Steam engine time was hotting up. Savery, who also trained in mathematics, brought it to the boil. In 1698 he patented the first steam-powered pump that was actually used to clear mines of unwanted water - in this case, the deep mines of Cornwall. He sent a working model to the Royal Society, and later showed a model `fire engine', as the machines were then confusingly called, to William III. The King granted him a patent: A grant to Thomas Savery of the sole exercise of a new invention by him invented, for raising of water, and occasioning motion to all sorts of mill works, by the important force of fire, which will be of great use in draining mines, serving towns with water, and for the working of all sorts of mills, when they have not the benefit of water nor constant winds; to hold for 14 years; with usual clauses.
Steam engine time was close at hand. What clinched it was that Savery was a born businessman. He didn't wait for the world to beat a path to his door: he advertised. He gave lectures at the Royal Society, some of which were published in its journals. He circulated a prospectus among mine-owners and managers. And the selling point, naturally, was profit. If you can open up deeper levels of your mine, you can extract more minerals and make more money out of the same mine and the same bit of land.
Two more major steps were needed before what Thurston calls the `modern' steam engine - that of 125 years ago - became firmly established. The first was to move from specialised, single-purpose machines, to multi-purpose ones. The second was to improve the engine's efficiency.

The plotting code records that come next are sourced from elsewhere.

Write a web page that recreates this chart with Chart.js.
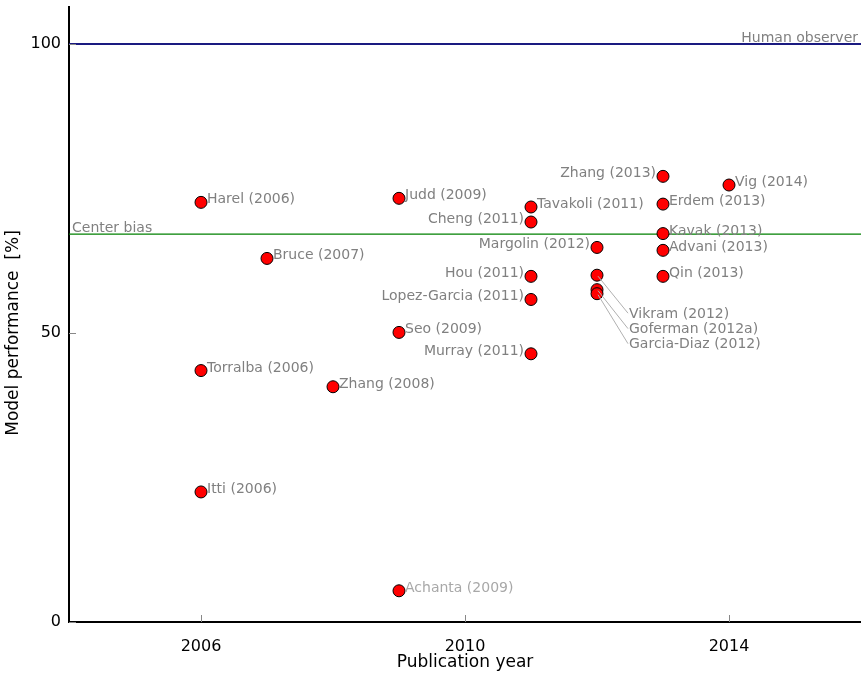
<!DOCTYPE html>
<html>
<head>
<meta charset="utf-8">
<script src="https://cdn.jsdelivr.net/npm/chart.js@4/dist/chart.umd.min.js"></script>
<style>
  html, body { margin: 0; padding: 0; background: #fff; }
  #wrap { width: 861px; height: 674px; }
</style>
</head>
<body>
<div id="wrap"><canvas id="perfChart" width="861" height="674"></canvas></div>
<script>
'use strict';

// saliency models: author, publication year, model performance [%]
const authors = [
    'Harel (2006)', 'Torralba (2006)', 'Itti (2006)', 'Bruce (2007)', 'Zhang (2008)',
    'Judd (2009)', 'Seo (2009)', 'Achanta (2009)',
    'Tavakoli (2011)', 'Cheng (2011)', 'Hou (2011)', 'Lopez-Garcia (2011)', 'Murray (2011)',
    'Margolin (2012)', 'Vikram (2012)', 'Goferman (2012a)', 'Garcia-Diaz (2012)',
    'Zhang (2013)', 'Erdem (2013)', 'Kavak (2013)', 'Advani (2013)', 'Qin (2013)',
    'Vig (2014)'
];
const years = [
    2006, 2006, 2006, 2007, 2008,
    2009, 2009, 2009,
    2011, 2011, 2011, 2011, 2011,
    2012, 2012, 2012, 2012,
    2013, 2013, 2013, 2013, 2013,
    2014
];
const scores = [
    72.6, 43.5, 22.5, 62.9, 40.7,
    73.3, 50.1, 5.4,
    71.8, 69.2, 59.8, 55.8, 46.4,
    64.8, 60.0, 57.5, 56.8,
    77.1, 72.3, 67.2, 64.3, 59.8,
    75.6
];

const humanObserver = 100;
const centerBias = 67.1;

const xTicks = [2006, 2010, 2014];
const yTicks = [0, 50, 100];

const FONT = '"DejaVu Sans", "Liberation Sans", sans-serif';

// labels drawn to the left of their marker
const leftLabels = ['Zhang (2013)', 'Cheng (2011)', 'Margolin (2012)', 'Hou (2011)',
    'Lopez-Garcia (2011)', 'Murray (2011)'];
// labels pulled away from the 2012 cluster, with a leader line
const calloutOffsets = {
    'Vikram (2012)': [32, 38],
    'Goferman (2012a)': [32, 39],
    'Garcia-Diaz (2012)': [32, 50]
};

const annotate = {
    id: 'annotate',
    afterDatasetsDraw(chart)
    {
        const c = chart.ctx;
        const xs = chart.scales.x, ys = chart.scales.y;
        const area = chart.chartArea;
        c.save();

        // inward tick marks
        c.strokeStyle = '#888';
        c.lineWidth = 1;
        xTicks.forEach(t =>
        {
            const px = Math.round(xs.getPixelForValue(t)) + 0.5;
            c.beginPath();
            c.moveTo(px, area.bottom);
            c.lineTo(px, area.bottom - 7);
            c.stroke();
        });
        yTicks.forEach(t =>
        {
            const py = Math.round(ys.getPixelForValue(t)) + 0.5;
            c.beginPath();
            c.moveTo(area.left, py);
            c.lineTo(area.left + 7, py);
            c.stroke();
        });

        // reference line captions
        c.font = '14px ' + FONT;
        c.fillStyle = '#808080';
        c.textBaseline = 'alphabetic';
        c.textAlign = 'right';
        c.fillText('Human observer', area.right - 3, ys.getPixelForValue(humanObserver) - 2);
        c.textAlign = 'left';
        c.fillText('Center bias', area.left + 3, ys.getPixelForValue(centerBias) - 2);

        // point labels
        const meta = chart.getDatasetMeta(0);
        meta.data.forEach((pt, i) =>
        {
            const name = authors[i];
            c.fillStyle = name.startsWith('Achanta') ? '#a8a8a8' : '#808080';
            if (calloutOffsets[name])
            {
                const [dx, dy] = calloutOffsets[name];
                c.strokeStyle = '#b0b0b0';
                c.lineWidth = 1;
                c.beginPath();
                c.moveTo(pt.x + 1, pt.y + 1);
                c.lineTo(pt.x + dx - 1, pt.y + dy);
                c.stroke();
                c.textAlign = 'left';
                c.textBaseline = 'middle';
                c.fillText(name, pt.x + dx, pt.y + dy + 1);
            } else if (leftLabels.includes(name))
            {
                c.textAlign = 'right';
                c.textBaseline = 'alphabetic';
                c.fillText(name, pt.x - 7, pt.y + 1);
            } else
            {
                c.textAlign = 'left';
                c.textBaseline = 'alphabetic';
                c.fillText(name, pt.x + 6, pt.y + 1);
            }
        });

        // axis titles
        c.fillStyle = '#000';
        c.font = '17px ' + FONT;
        c.textAlign = 'center';
        c.textBaseline = 'middle';
        c.fillText('Publication year', (area.left + area.right) / 2, 663);
        c.translate(14, 333);
        c.rotate(-Math.PI / 2);
        c.fillText('Model performance  [%]', 0, 0);
        c.restore();
    }
};

const ctx = document.getElementById('perfChart').getContext('2d');
const perfChart = new Chart(ctx, {
    type: 'scatter',
    data: {
        datasets: [
            {
                label: 'Models',
                data: years.map((yr, i) => ({ x: yr, y: scores[i] })),
                pointRadius: 6,
                pointBackgroundColor: '#ff0000',
                pointBorderColor: '#000',
                pointBorderWidth: 1
            },
            {
                type: 'line',
                label: 'Human observer',
                data: [{ x: 2004, y: humanObserver }, { x: 2016, y: humanObserver }],
                borderColor: '#1a1a80',
                borderWidth: 2,
                pointRadius: 0
            },
            {
                type: 'line',
                label: 'Center bias',
                data: [{ x: 2004, y: centerBias }, { x: 2016, y: centerBias }],
                borderColor: '#008000',
                borderWidth: 1.2,
                pointRadius: 0
            }
        ]
    },
    options: {
        responsive: false,
        animation: false,
        layout: { autoPadding: false, padding: { top: 7, right: 0, left: 0, bottom: 0 } },
        plugins: {
            legend: { display: false },
            tooltip: { enabled: false }
        },
        scales: {
            x: {
                type: 'linear',
                min: 2004,
                max: 2016,
                afterBuildTicks: scale => { scale.ticks = xTicks.map(v => ({ value: v })); },
                afterFit: scale =>
                {
                    scale.height = 52;
                    scale.paddingLeft = 0;
                    scale.paddingRight = 0;
                },
                grid: { display: false, drawTicks: false },
                border: { display: true, color: '#000', width: 2 },
                ticks: {
                    color: '#000',
                    font: { family: FONT, size: 16 },
                    padding: 15,
                    maxRotation: 0,
                    callback: v => String(v)
                }
            },
            y: {
                type: 'linear',
                min: 0,
                max: 106.4,
                afterBuildTicks: scale => { scale.ticks = yTicks.map(v => ({ value: v })); },
                afterFit: scale =>
                {
                    scale.width = 69;
                    scale.paddingTop = 0;
                    scale.paddingBottom = 0;
                },
                grid: { display: false, drawTicks: false },
                border: { display: true, color: '#000', width: 2 },
                ticks: {
                    color: '#000',
                    font: { family: FONT, size: 16 },
                    padding: 8,
                    callback: v => String(v)
                }
            }
        }
    },
    plugins: [annotate]
});
</script>
</body>
</html>
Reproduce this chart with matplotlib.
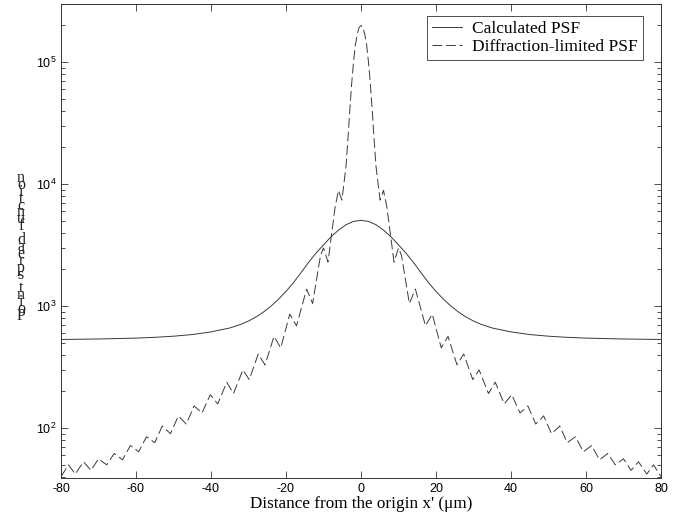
import numpy as np
import matplotlib
matplotlib.use("Agg")
import matplotlib.pyplot as plt
from matplotlib.ticker import LogLocator, FixedLocator

plt.rcParams["axes.unicode_minus"] = False

# ---- data (x >= 0 half; the curves are symmetric) ----
dl_x_half = [0.0, 0.5, 1.0, 1.5, 2.0, 2.5, 3.0, 3.5, 4.0, 4.6, 5.1, 6.0, 6.9,
             8.8, 10.0, 10.8, 12.9, 14.5, 17.2, 19.0, 21.4, 23.2, 25.6, 27.4,
             29.8, 31.5, 34.0, 35.8, 38.2, 40.2, 42.4, 44.5, 46.6, 48.7, 50.8,
             53.0, 55.0, 57.2, 59.3, 61.5, 63.6, 65.8, 67.8, 70.0, 72.0, 74.0,
             76.2, 78.0, 80.0]
dl_y_half = [200000, 192000, 170000, 138000, 100000, 66000, 40000, 23000, 14000,
             9800, 7400, 8900, 6500, 2300, 3000, 2600, 1050, 1380, 690, 860,
             455, 565, 330, 405, 250, 300, 192, 238, 158, 188, 133, 152, 108,
             126, 90, 104, 76, 85, 64, 72, 55, 62, 50, 56, 45, 53, 42, 50, 40]

calc_x_half = [0, 2, 4, 6, 8, 10, 12, 14, 16, 18, 20, 22, 24, 26, 28, 30, 32,
               35, 40, 45, 50, 55, 60, 70, 80]
calc_y_half = [5050, 4950, 4650, 4200, 3700, 3180, 2720, 2280, 1880, 1560, 1320,
               1140, 1000, 895, 815, 755, 710, 662, 615, 585, 567, 555, 547, 538, 533]

x_ticks = [-80, -60, -40, -20, 0, 20, 40, 60, 80]
legend_labels = ["Calculated PSF", "Diffraction-limited PSF"]
x_label = "Distance from the origin x' (\u03bcm)"
y_label = "Point spread function"


def mirror(xh, yh):
    xh = np.asarray(xh, float)
    yh = np.asarray(yh, float)
    x = np.concatenate([-xh[:0:-1], xh])
    y = np.concatenate([yh[:0:-1], yh])
    return x, y


dl_x, dl_y = mirror(dl_x_half, dl_y_half)
calc_x, calc_y = mirror(calc_x_half, calc_y_half)

fig = plt.figure(figsize=(6.75, 5.18), dpi=100)
W, H = 675, 518
ax = fig.add_axes([61 / W, 40 / H, 600 / W, 474 / H])

line_col = "#3a3a3a"
ax.plot(calc_x, calc_y, color=line_col, lw=0.7, label=legend_labels[0])
ax.plot(dl_x, dl_y, color=line_col, lw=0.7, dashes=(10, 4), label=legend_labels[1])

ax.set_yscale("log")
ax.set_xlim(-80, 80)
ax.set_ylim(39, 3.0e5)
ax.xaxis.set_major_locator(FixedLocator(x_ticks))
ax.yaxis.set_major_locator(LogLocator(base=10, numticks=10))
ax.yaxis.set_minor_locator(LogLocator(base=10, subs=np.arange(2, 10), numticks=20))

ax.tick_params(which="both", direction="in", top=True, right=True,
               labelsize=9, width=0.6, color="#333333")
ax.tick_params(which="major", length=5)
ax.tick_params(which="minor", length=3)
for lab in ax.get_xticklabels() + ax.get_yticklabels():
    lab.set_fontfamily("Liberation Sans")
for s in ax.spines.values():
    s.set_linewidth(0.7)
    s.set_color("#333333")

ax.set_xlabel(x_label, fontfamily="Liberation Serif", fontsize=12.3, labelpad=1)

# garbled vertical y label, characters stacked from bottom (P) to top
chars = list(y_label)
y_bottom, y_top = 316, 178
n = len(chars)
for i, ch in enumerate(chars):
    yy = y_bottom - i * (y_bottom - y_top) / (n - 1)
    fig.text(21 / W, 1 - yy / H, ch, fontfamily="Liberation Serif", fontsize=11.5,
             ha="center", va="center", color="#222222")

leg = ax.legend(loc="upper right", bbox_to_anchor=(0.97, 0.975), borderaxespad=0,
                prop={"family": "Liberation Serif", "size": 12.5},
                fancybox=False, framealpha=1, edgecolor="#333333",
                handlelength=1.7, handletextpad=0.6, borderpad=0.3,
                labelspacing=0.1)
leg.get_frame().set_linewidth(0.6)

fig.savefig("out.png", dpi=100)
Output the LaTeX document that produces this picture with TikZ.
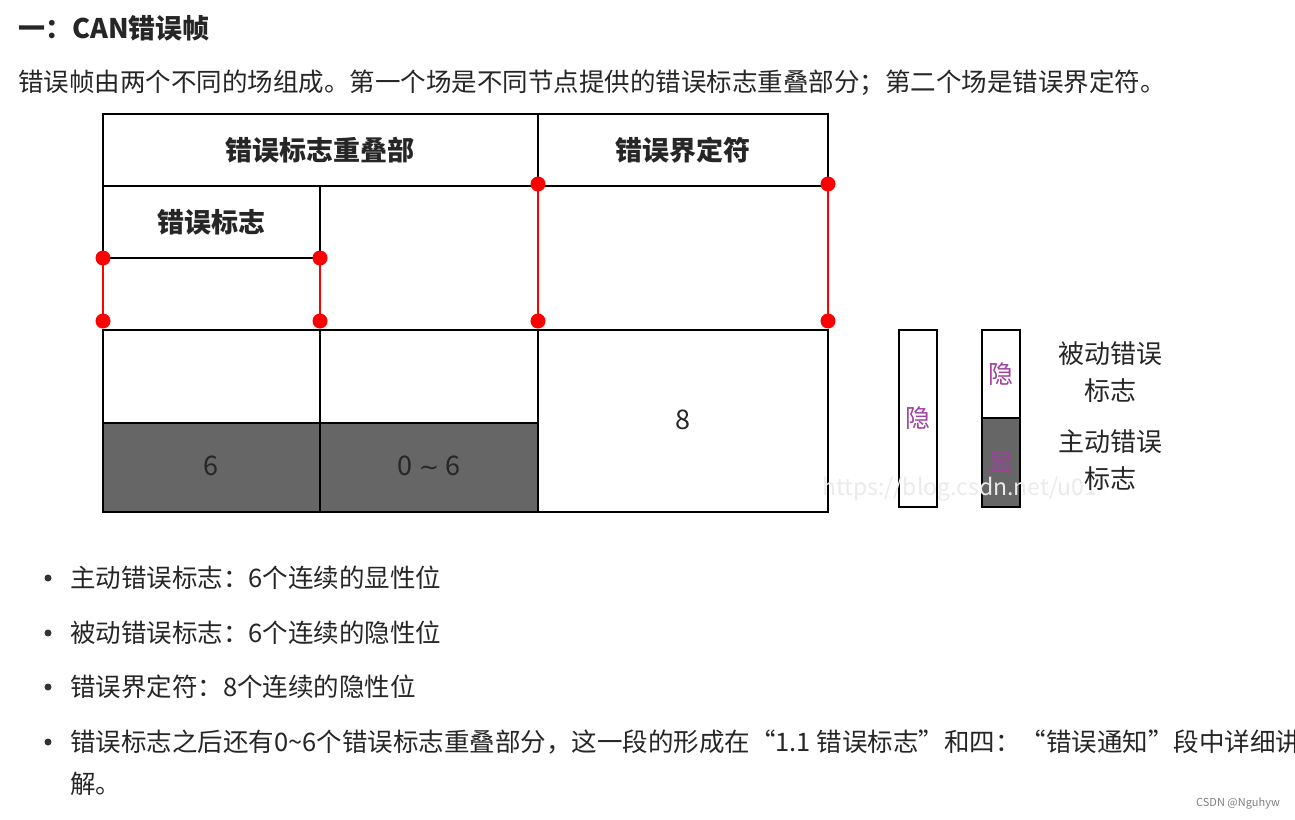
\documentclass[tikz,border=0pt]{standalone}
\usepackage{fontspec}
\setmainfont{Noto Sans CJK SC}
\newfontfamily\dv{DejaVu Sans}
\begin{document}
\begin{tikzpicture}[x=1pt,y=-1pt,
  txt/.style={anchor=west,inner sep=0pt,font=\fontsize{25.5}{30}\selectfont,text=black!85},
  lab/.style={inner sep=0pt,font=\fontsize{27}{32}\selectfont\bfseries,text=black!85},
  pur/.style={inner sep=0pt,font=\fontsize{25}{28}\selectfont,text=violet!75},
  rd/.style={circle,fill=red,inner sep=0pt,minimum size=15pt},
  thin/.style={line width=1.8pt},
  thick/.style={line width=2.5pt}]
\useasboundingbox (0,0) rectangle (1295,819);
\fill[white] (0,0) rectangle (1295,819);
\node[txt,font=\fontsize{27}{30}\selectfont\bfseries] (t) at (18,28) {一：CAN错误帧};
\node[txt] (p) at (18,83) {错误帧由两个不同的场组成。第一个场是不同节点提供的错误标志重叠部分；第二个场是错误界定符。};
% top rows
\draw[thin] (103,114) rectangle (828,186);
\draw[thin] (538,114) -- (538,186);
\draw[thin] (103,186) -- (103,258) -- (320,258) -- (320,186);
\node[lab] (a) at (320,150) {错误标志重叠部};
\node[lab] (b) at (683,150) {错误界定符};
\node[lab] (c) at (211,222) {错误标志};
\draw[red,line width=1.5pt] (103,258) -- (103,321) (320,258) -- (320,321) (538,184) -- (538,321) (828,184) -- (828,321);
\foreach \p in {(103,258),(320,258),(103,321),(320,321),(538,184),(828,184),(538,321),(828,321)} \node[rd] at \p {};
% lower block
\fill[black!60] (103,423) rectangle (538,512);
\draw[thick] (103,330) rectangle (828,512);
\draw[thick] (320,330) -- (320,512) (538,330) -- (538,512) (103,423) -- (538,423);
\node[lab,font=\fontsize{27}{32}\selectfont] (n6) at (211,466) {6};
\node[lab,font=\fontsize{27}{32}\selectfont] (n06) at (429,466) {0 {\dv\fontsize{24}{28}\selectfont\char"7E} 6};
\node[lab,font=\fontsize{27}{32}\selectfont] (n8) at (683,420) {8};
% small boxes
\draw[thick] (899,330) rectangle (937,507);
\node[pur] (y1) at (918,418) {隐};
\fill[black!60] (982,418) rectangle (1020,507);
\draw[thick] (982,330) rectangle (1020,507) (982,418) -- (1020,418);
\node[pur] (y2) at (1001,374) {隐};
\node[pur] (x2) at (1001,462) {显};
\node[inner sep=0pt,font=\fontsize{23}{26}\selectfont,text=black!8] (w) at (960,489) {https://blog.csdn.net/u01};
\node[lab,align=center,font=\fontsize{26}{37}\selectfont] (l1) at (1110,372) {被动错误\\标志};
\node[lab,align=center,font=\fontsize{26}{37}\selectfont] (l2) at (1110,460) {主动错误\\标志};
% bullets
\foreach \yy/\tt in {578/主动错误标志：6个连续的显性位, 633/被动错误标志：6个连续的隐性位, 687/错误界定符：8个连续的隐性位, 742/错误标志之后还有0\textasciitilde6个错误标志重叠部分，这一段的形成在“1.1 错误标志”和四：“错误通知”段中详细讲}{
  \fill[black!80] (48,\yy) circle (3.5pt);
  \node[txt] at (70,\yy) {\tt};}
\node[txt] (last) at (70,784) {解。};
\node[inner sep=0pt,font=\fontsize{11}{13}\selectfont,text=black!50] (cs) at (1238,803) {CSDN @Nguhyw};
\end{tikzpicture}
\end{document}
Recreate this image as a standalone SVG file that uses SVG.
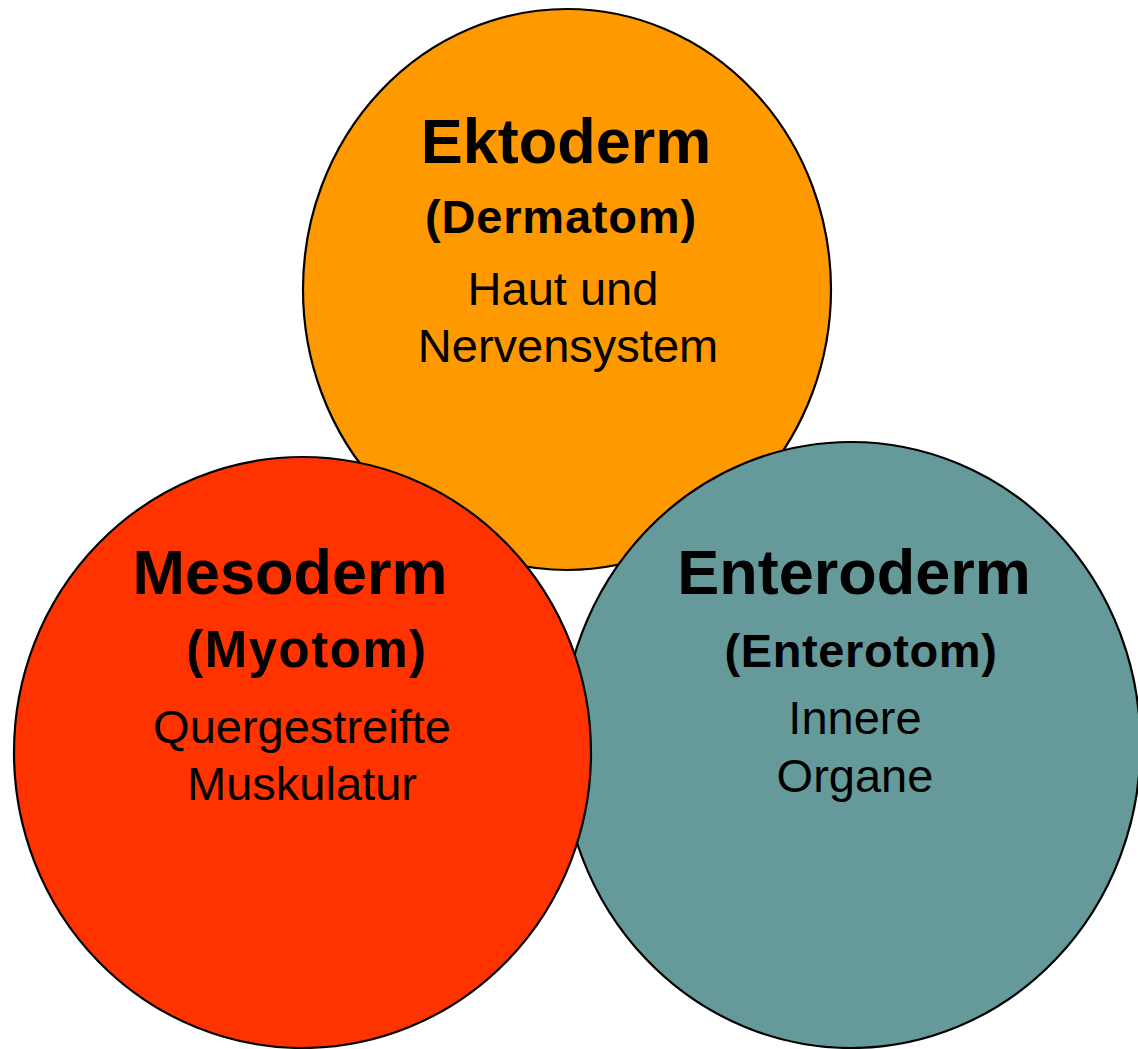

The move to multi-purpose steam engines was made by Thomas Newcomen, a blacksmith by trade, who introduced a radical new kind of engine, the `atmospheric steam engine'.
Previous engines had effectively combined a steam-driven piston and a pump in the same apparatus. Newcomen separated the components, and threw in a separate boiler and a condenser to boot. The piston moves up and down like a `nodding donkey', driving a rod, which can be attached to ... anything you like. Another engineer who must be mentioned here was John Smeaton, who scaled Newcomen's design up to much larger size.
Now, finally, we come to James Watt. Whatever credit he deserves, it is clear that he stood on the shoulders of a number of giants. Even if he had been capable of inventing the steam engine on his own, the plain fact is that he didn't. His grandfather was a mathematician - there seem to be a lot of mathematicians in the history of the steam engine - and Watt inherited his abilities. He carried out lots of experiments, and he made quantitative measurements, a relatively new idea. He worked out how heat travelled through the materials of the engine, and how much coal it took to boil a given amount of water. And he realised that the key to an efficient steam engine was to control unnecessary heat loss. The worst loss occurred in the cylinder that powered the piston, which kept changing temperature. Watt realised that the cylinder should always be kept at the same temperature as the steam that entered it - but how could that be done? The answer, when he finally chanced upon it, was simple and elegant: I had gone to take a walk on a fine Sabbath afternoon. I had entered the Green by the gate at the foot of Charlotte Street, and had passed the old washing-house. I was thinking upon the engine at the time, and had gone as far as the herd's house, when the idea came into my mind that, as steam was an elastic body, it would rush into a vacuum, and, if a communication were made between the cylinder and an exhausted vessel, it would rush into it, and might be condensed there without cooling the cylinder ... I had not walked farther than the Golfhouse, when the whole thing was arranged in my mind.